Be damn proud of it!
US foreign debt - good, bad, ugly?
Hi 'Anonymous,'
I'm not an economist; not even close. I think you raise some interesting issues and questions though - most of which I don't feel expert enough to answer - but I'm interested enough that I'm willing to pursue them in any case. Perhaps you can help me wade through it.
I'm with you in thinking that carrying debt is by-and-large a bad thing. However, it's not always necessarily bad.
A lot depends on what you do with the money you borrow. If you get a return of 15% on an investment and pay 8% in interest on a loan, then you'd clearly want to borrow and benefit from the 7% difference. Businesses do this sort of borrowing all the time. One could think of it in terms of 'good debt' and 'bad debt.' An important question regarding national debt then might be, 'Where is the bulk of the capital flowing into the country going?' i.e. 'how's it being spent?' Is the bulk of the capital entering the US being spent on SUVs and televisions? or is it being invested in capital growth (infrastructure for example)? and, to what extent does that even matter? There are some people out there who argue that the US economy hasn't even come close to the sort of debt that would be problematic (see this Forbes article, for example).
There are also a lot of interesting aspects of debt when it grows obscenely large. There may, for example, be a threshold of debt above which the lender's fortunes become intimately tied to the borrower's: they become more like partners who are equally bound to seeing the flow of capital continue . . . the worst case scenario for such 'partners' would be a cessation of capital flows, in which case both suffer.

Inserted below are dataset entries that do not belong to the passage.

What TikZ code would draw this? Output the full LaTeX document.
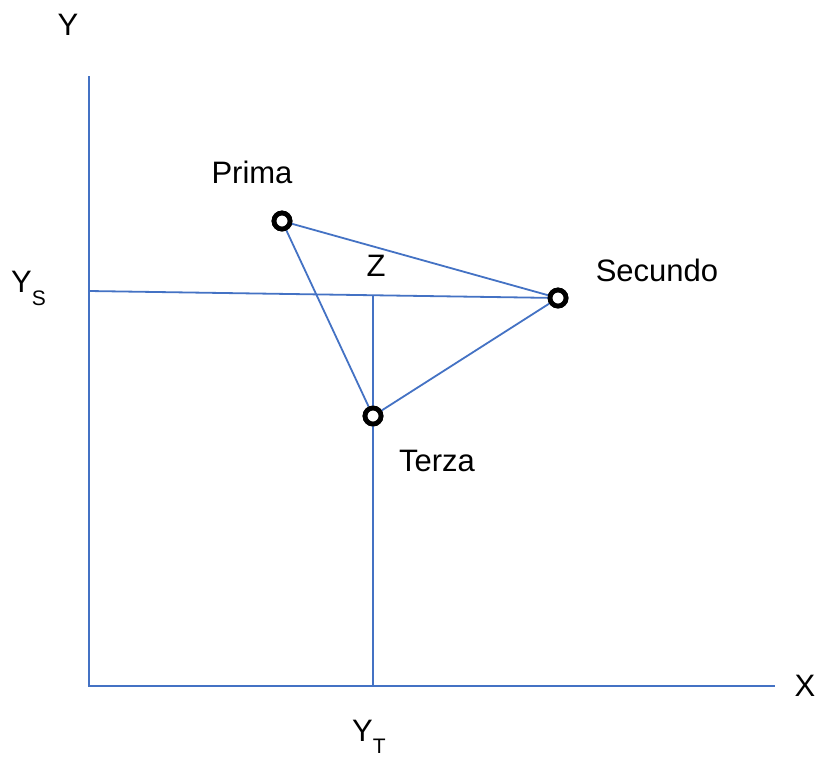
\documentclass[tikz,border=0pt]{standalone}
\usepackage{fontspec}
\setmainfont{Liberation Sans}
\begin{document}
\begin{tikzpicture}[x=1pt,y=-1pt,
  pt/.style={circle, draw=black, fill=white, line width=4.8pt, minimum size=16pt, inner sep=0pt},
  lbl/.style={font=\fontsize{31}{36}\selectfont, inner sep=0pt}]
\definecolor{lblue}{HTML}{4472C4}
\tikzset{ln/.style={draw=lblue, line width=1.8pt}}
\useasboundingbox[fill=white] (0,0) rectangle (825,756);
% axes
\coordinate (ytop) at (89,76);
\coordinate (org) at (89,686);
\coordinate (xend) at (775,686);
\coordinate (ysl) at (89,291);
\coordinate (zt) at (373,296);
\coordinate (yt) at (373,686);
\draw[ln] (ytop) -- (org) -- (xend);
% points
\node[pt] (P) at (282,221) {};
\node[pt] (S) at (558,298) {};
\node[pt] (T) at (373,416) {};
\draw[ln] (ysl) -- (S.center);
\draw[ln] (zt) -- (T);
\draw[ln] (T) -- (yt);
\draw[ln] (P) -- (S);
\draw[ln] (S) -- (T);
\draw[ln] (T) -- (P);
\node[pt] at (P) {};
\node[pt] at (S) {};
\node[pt] at (T) {};
% labels
\node[lbl] (ly) at (68,25) {Y};
\node[lbl] (lx) at (805,686) {X};
\node[lbl, anchor=base west] (lys) at (11,292) {Y\raisebox{-13pt}{\fontsize{21}{24}\selectfont S}};
\node[lbl, anchor=base west] (lyt) at (352,741) {Y\raisebox{-12pt}{\fontsize{21}{24}\selectfont T}};
\node[lbl] (lz) at (376,266) {Z};
\node[lbl] (lp) at (252,172) {Prima};
\node[lbl] (ls) at (657,270) {Secundo};
\node[lbl] (lt) at (437,461) {Terza};
\end{tikzpicture}
\end{document}
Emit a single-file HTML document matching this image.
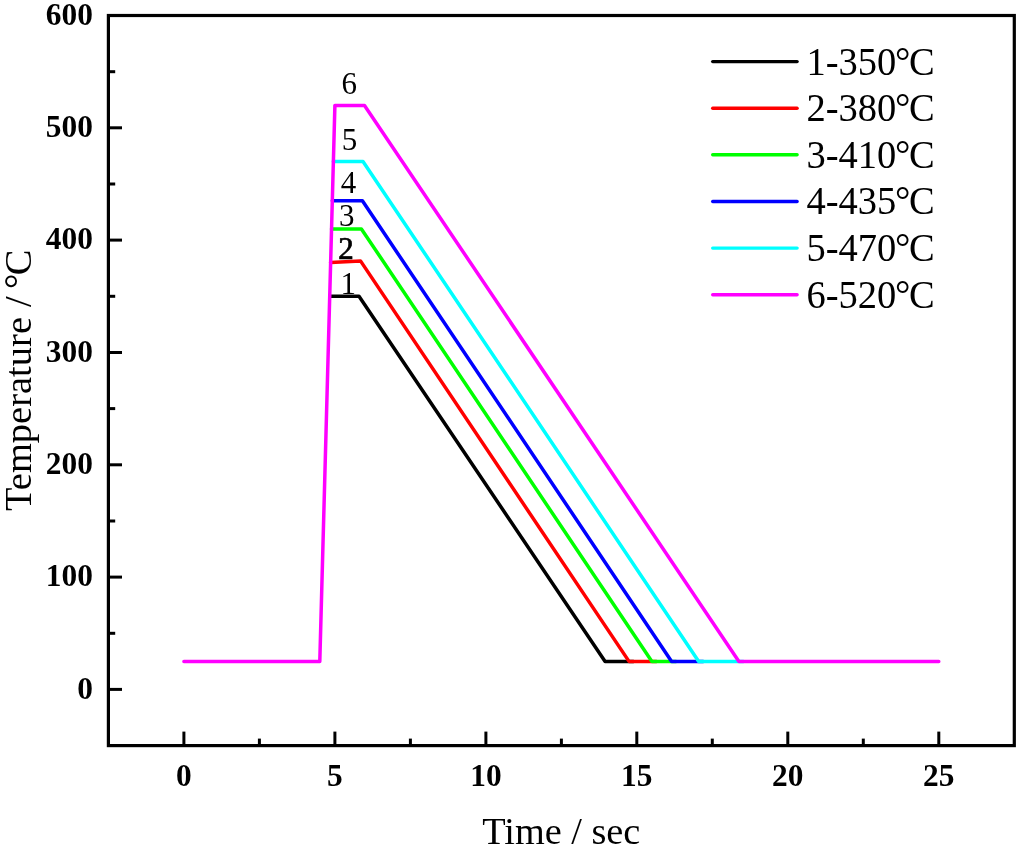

Ultimately, I think criticizing the US for incurring tremendous foreign debt is not particularly effective. If you really want to criticize US economic policy - and I think you do - a better way is attacking its hypocritical attitude toward free-market economics, in which it expounds the need for greater liberalization while simultaneously protecting domestic agriculture, inhibiting development of a global labor market (look at the wall being built at the Mexican border!), and attempting to impose stronger and wider international intellectual property laws (effectively inhibiting the global development of ideas by thumbing the scales in favor of domestic producers over the - global - public domain). (This is a lot of what William Melody was speaking about at the LSE the other night . . . it was a great talk).
I'll have to look into the whole US debt issue more. But, at the very least, it's not clear to me that it is itself a problem. That said, I can certainly buy the idea that it may be a symptom of a genuine problem . . . likely trade related. At least, that's my feeling at the moment.
Question: Mightn't the development of a global, information-based economy significantly undermine the ability of national governments to impose the sorts of barriers currently encountered?